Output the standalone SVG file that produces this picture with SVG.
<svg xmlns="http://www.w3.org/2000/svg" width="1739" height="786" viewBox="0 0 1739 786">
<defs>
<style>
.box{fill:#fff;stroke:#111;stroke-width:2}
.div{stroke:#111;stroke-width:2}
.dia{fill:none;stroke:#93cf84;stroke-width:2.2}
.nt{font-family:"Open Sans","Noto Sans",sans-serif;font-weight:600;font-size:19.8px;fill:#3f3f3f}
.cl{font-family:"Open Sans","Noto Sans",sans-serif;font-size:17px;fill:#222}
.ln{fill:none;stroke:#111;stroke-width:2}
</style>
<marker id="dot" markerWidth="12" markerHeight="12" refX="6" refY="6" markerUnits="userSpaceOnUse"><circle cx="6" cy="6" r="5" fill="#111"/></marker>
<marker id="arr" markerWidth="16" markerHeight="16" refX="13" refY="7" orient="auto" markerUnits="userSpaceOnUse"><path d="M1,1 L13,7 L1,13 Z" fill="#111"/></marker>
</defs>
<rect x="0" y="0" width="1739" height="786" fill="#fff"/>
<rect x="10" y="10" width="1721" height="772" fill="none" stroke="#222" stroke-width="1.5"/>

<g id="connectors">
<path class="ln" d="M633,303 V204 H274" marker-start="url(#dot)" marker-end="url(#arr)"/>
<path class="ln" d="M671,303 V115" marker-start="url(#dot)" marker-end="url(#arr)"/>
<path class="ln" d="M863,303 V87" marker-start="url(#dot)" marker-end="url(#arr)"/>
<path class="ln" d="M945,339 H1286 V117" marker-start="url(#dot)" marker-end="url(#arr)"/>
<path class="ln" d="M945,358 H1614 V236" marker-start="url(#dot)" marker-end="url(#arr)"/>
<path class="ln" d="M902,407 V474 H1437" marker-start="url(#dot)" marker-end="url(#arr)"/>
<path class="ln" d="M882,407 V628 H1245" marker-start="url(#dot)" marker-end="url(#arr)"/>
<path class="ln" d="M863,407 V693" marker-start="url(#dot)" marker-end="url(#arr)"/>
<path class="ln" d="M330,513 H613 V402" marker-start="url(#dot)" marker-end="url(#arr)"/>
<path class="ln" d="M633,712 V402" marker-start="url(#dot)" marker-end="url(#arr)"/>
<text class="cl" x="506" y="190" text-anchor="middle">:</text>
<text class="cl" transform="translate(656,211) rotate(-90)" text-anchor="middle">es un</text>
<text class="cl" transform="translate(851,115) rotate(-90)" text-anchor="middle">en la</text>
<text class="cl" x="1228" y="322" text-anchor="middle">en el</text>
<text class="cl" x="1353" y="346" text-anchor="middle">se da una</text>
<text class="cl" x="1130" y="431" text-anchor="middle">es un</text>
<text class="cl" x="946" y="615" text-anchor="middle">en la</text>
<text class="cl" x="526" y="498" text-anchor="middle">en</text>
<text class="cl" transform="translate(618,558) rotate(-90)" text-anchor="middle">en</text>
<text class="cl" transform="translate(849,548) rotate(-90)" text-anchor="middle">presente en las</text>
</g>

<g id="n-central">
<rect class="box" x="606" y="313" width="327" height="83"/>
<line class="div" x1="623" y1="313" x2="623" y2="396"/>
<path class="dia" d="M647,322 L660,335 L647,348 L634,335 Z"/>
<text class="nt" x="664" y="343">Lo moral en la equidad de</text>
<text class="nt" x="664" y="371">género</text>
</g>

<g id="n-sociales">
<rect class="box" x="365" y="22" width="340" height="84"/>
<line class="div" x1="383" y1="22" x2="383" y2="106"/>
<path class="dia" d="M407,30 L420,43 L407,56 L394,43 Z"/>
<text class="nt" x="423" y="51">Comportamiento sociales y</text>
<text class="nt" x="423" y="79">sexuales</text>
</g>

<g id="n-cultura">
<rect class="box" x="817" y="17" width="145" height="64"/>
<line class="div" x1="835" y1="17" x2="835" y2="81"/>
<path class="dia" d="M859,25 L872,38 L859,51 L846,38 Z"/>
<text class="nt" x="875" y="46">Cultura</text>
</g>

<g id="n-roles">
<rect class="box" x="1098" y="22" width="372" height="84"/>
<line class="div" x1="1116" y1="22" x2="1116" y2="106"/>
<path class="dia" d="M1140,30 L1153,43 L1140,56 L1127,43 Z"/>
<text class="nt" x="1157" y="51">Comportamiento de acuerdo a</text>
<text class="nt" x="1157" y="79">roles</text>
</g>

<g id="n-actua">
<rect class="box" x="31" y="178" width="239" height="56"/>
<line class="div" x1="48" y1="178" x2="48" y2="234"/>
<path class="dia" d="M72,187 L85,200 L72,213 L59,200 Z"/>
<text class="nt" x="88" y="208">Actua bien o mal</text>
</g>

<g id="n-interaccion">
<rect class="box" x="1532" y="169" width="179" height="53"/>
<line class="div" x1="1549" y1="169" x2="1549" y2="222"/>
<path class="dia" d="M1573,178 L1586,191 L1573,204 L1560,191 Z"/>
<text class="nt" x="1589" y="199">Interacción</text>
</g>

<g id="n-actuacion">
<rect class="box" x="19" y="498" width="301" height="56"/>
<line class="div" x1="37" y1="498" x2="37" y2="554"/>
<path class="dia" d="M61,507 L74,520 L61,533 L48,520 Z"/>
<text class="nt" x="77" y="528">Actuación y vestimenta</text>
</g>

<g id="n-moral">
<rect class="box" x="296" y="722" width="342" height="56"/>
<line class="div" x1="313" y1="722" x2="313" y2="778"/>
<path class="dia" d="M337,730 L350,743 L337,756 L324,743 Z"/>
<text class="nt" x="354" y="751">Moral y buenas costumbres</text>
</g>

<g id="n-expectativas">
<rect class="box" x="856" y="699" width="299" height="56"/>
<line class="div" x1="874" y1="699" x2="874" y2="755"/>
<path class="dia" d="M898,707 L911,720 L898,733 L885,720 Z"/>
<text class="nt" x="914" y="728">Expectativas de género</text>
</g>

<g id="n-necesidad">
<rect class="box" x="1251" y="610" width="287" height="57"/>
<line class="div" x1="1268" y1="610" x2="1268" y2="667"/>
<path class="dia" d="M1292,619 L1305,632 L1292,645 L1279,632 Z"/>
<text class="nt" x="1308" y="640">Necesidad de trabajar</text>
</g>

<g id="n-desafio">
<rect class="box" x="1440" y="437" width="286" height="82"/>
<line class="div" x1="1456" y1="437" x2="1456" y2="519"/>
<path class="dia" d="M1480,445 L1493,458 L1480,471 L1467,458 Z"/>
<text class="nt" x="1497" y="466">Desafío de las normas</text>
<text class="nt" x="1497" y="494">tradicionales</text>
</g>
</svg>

* * *

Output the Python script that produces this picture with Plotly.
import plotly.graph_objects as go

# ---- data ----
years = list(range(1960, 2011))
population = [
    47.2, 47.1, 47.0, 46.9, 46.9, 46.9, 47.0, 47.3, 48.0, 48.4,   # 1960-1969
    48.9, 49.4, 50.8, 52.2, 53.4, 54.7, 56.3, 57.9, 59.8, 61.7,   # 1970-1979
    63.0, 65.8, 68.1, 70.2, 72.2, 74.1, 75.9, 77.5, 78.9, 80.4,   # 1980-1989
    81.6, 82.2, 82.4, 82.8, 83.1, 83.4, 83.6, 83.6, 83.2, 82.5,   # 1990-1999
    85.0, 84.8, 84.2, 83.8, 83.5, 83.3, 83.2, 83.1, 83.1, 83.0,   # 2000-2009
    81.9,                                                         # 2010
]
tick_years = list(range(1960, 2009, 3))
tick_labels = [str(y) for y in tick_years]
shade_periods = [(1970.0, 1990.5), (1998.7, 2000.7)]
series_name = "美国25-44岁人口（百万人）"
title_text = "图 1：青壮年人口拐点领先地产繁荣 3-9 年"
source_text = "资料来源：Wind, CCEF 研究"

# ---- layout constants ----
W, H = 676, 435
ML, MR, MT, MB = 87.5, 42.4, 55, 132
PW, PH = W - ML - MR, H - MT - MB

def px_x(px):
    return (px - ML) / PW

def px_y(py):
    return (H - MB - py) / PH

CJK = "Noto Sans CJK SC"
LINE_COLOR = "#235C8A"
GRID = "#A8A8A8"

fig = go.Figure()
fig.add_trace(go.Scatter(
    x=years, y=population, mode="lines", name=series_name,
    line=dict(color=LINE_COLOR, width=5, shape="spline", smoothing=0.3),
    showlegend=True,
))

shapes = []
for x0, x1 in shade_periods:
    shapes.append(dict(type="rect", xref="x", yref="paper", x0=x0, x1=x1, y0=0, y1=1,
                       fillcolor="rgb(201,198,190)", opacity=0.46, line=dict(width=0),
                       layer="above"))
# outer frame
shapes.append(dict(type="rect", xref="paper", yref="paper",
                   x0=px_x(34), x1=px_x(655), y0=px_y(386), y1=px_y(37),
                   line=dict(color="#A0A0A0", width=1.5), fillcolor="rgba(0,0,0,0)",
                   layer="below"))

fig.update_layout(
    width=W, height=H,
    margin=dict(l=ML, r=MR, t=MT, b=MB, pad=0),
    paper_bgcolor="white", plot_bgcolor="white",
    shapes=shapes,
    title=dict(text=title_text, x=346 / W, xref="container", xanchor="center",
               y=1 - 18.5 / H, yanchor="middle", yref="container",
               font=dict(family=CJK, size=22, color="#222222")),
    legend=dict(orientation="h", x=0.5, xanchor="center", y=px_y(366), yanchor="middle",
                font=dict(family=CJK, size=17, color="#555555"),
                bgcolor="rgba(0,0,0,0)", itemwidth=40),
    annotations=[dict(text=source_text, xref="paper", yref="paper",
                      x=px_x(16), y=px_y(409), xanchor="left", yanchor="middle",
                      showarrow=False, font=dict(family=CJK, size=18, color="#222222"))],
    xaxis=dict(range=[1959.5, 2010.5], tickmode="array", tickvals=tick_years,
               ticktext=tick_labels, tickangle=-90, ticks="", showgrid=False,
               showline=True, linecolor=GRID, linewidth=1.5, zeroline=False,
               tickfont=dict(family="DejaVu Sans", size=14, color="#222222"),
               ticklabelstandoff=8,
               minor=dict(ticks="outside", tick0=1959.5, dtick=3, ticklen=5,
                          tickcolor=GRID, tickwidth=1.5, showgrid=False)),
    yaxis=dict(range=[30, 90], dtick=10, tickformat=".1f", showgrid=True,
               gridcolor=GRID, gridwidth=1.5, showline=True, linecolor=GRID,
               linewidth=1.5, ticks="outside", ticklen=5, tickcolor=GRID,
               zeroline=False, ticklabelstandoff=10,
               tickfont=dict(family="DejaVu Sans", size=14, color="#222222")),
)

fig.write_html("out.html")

...

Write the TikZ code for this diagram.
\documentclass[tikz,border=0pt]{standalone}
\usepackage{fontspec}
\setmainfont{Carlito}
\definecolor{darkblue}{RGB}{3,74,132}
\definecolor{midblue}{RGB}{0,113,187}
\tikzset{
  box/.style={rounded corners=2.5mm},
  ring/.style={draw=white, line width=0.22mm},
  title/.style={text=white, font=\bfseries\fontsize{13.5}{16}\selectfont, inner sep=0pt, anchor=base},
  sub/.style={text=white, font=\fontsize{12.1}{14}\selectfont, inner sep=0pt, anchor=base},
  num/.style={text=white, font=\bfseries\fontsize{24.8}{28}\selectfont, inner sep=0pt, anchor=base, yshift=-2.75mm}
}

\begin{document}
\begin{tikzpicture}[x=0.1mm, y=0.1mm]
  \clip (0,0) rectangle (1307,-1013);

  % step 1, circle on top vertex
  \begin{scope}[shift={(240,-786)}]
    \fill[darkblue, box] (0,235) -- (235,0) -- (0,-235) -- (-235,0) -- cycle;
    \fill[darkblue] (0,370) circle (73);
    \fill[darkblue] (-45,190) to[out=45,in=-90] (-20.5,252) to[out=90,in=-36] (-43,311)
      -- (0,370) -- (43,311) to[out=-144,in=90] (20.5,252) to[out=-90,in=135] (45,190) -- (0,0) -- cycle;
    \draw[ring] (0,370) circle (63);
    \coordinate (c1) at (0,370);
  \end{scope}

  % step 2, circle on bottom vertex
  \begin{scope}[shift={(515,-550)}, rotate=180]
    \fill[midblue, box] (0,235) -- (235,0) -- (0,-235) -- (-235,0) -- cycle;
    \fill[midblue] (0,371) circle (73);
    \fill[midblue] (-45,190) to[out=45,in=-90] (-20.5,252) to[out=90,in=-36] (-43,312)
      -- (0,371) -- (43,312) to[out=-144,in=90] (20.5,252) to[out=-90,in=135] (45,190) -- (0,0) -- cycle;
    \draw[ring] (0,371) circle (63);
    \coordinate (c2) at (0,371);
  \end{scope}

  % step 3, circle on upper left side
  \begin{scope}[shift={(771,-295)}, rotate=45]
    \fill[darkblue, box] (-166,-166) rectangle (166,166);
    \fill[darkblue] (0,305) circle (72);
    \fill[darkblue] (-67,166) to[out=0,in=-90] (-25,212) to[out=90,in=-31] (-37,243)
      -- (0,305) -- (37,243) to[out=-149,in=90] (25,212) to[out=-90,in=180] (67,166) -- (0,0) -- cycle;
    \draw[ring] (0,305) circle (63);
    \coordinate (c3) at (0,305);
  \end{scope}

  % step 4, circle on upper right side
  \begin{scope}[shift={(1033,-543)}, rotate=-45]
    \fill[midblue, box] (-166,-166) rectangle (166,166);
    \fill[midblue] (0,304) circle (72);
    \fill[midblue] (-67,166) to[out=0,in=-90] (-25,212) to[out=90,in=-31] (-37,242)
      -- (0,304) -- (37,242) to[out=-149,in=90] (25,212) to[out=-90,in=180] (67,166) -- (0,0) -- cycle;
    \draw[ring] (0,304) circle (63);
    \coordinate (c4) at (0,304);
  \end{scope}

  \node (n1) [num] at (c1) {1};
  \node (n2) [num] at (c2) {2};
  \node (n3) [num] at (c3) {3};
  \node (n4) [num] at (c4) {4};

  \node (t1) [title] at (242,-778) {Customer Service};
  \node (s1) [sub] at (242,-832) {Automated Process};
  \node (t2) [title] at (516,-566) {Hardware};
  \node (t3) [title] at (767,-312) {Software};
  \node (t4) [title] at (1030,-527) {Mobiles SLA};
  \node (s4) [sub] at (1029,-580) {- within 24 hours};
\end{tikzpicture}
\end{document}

* **Problem details**
Using the records given above, list every line that includes the word "standalone".

* **Reply to the exercise**
Output the standalone SVG file that produces this picture with SVG.
\documentclass[tikz,border=0pt]{standalone}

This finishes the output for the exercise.